7.        Should I just bring my kitty with me?

  • Consider this carefully before deciding to travel with your cat.  If you are going to stay with friends or relatives, it may be that your cat has visited them before and knows the surroundings.  But, as cat’s don’t like change, you may unsettle them if they are taken out of their normal home environment and they may just prefer to stay at home alone!
  • If you are going to a pet friendly hotel, always check with the hotel what provisions they have in place for your cat.
  • When you are in the hotel room, make sure that all escape routes are blocked and that room service are aware, so that they do not enter the room inadvertently and let your cat out.
  • You can also use FELIWAY Help! In your hotel room, by following these steps :
    • Plug FELIWAY Help! where you can leave the cat carrier for a while and close to a plug that can be dedicated to FELIWAY Help! (not in a corridor, not an electrical outlet you need to use for something else…so you don’t need to unplug the diffuser).
    • Leave my cat in their cat carrier close to the diffuser for 15 min, as the diffuser starts to release the calming pheromones. Give time to my cat to acclimatise to the new environment.
    • Then you open the door of their cat carrier and allow my cat to go out or stay in it.
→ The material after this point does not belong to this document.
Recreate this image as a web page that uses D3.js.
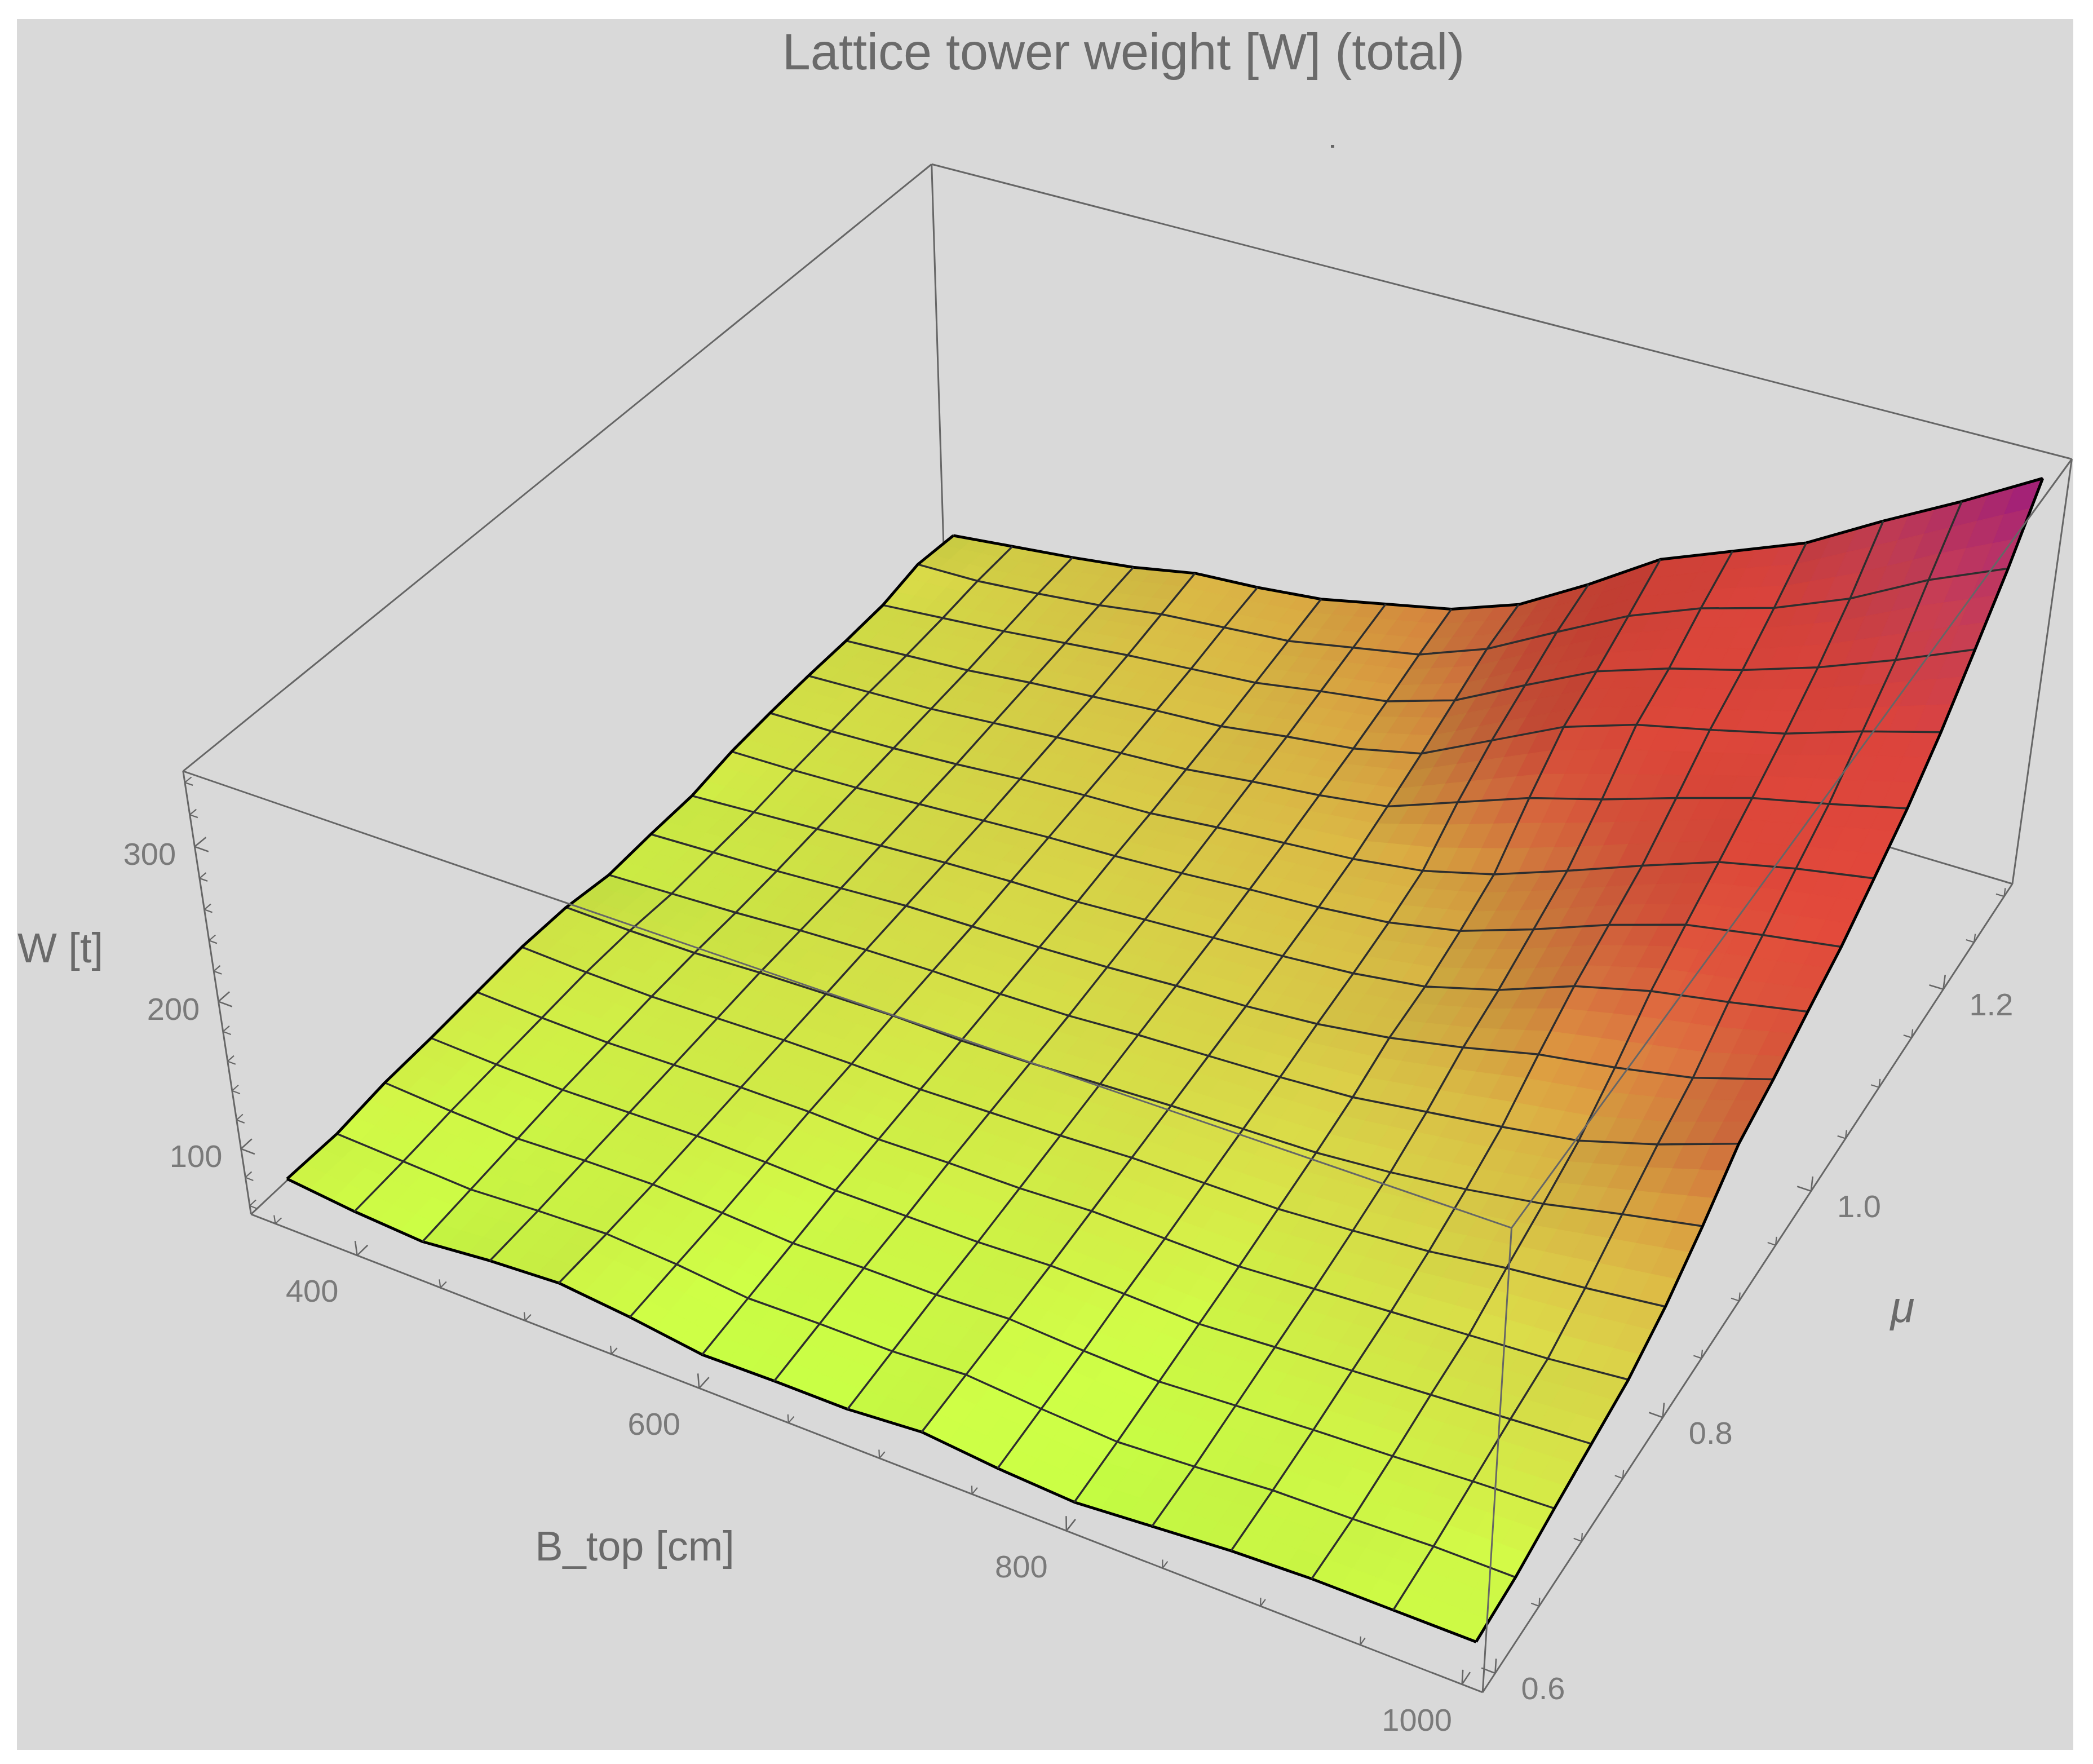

This area can become its comforting and safe area while I am away from home.
  • Get them used to their cat carrier well in advance of travel so that they will be comfortable during their journey.
  • Whether travelling by car, train or plane, make sure your cat is fit, healthy and able to cope with the stress of travelling. If your kitty is sick or has any underlying health concerns, be aware that travelling may make them worse.

8.  How long can I leave my cat alone?

This very much depends on the age of your cat. A newly adopted kitten should never be left alone for long, but when they are adult cats and have become more independent, you can leave them alone for 24-48 hours without supervision.

A short weekend break should not impact your cat’s routine too much, as long as they have everything they need…and you’ll soon be home and pick up where you left off!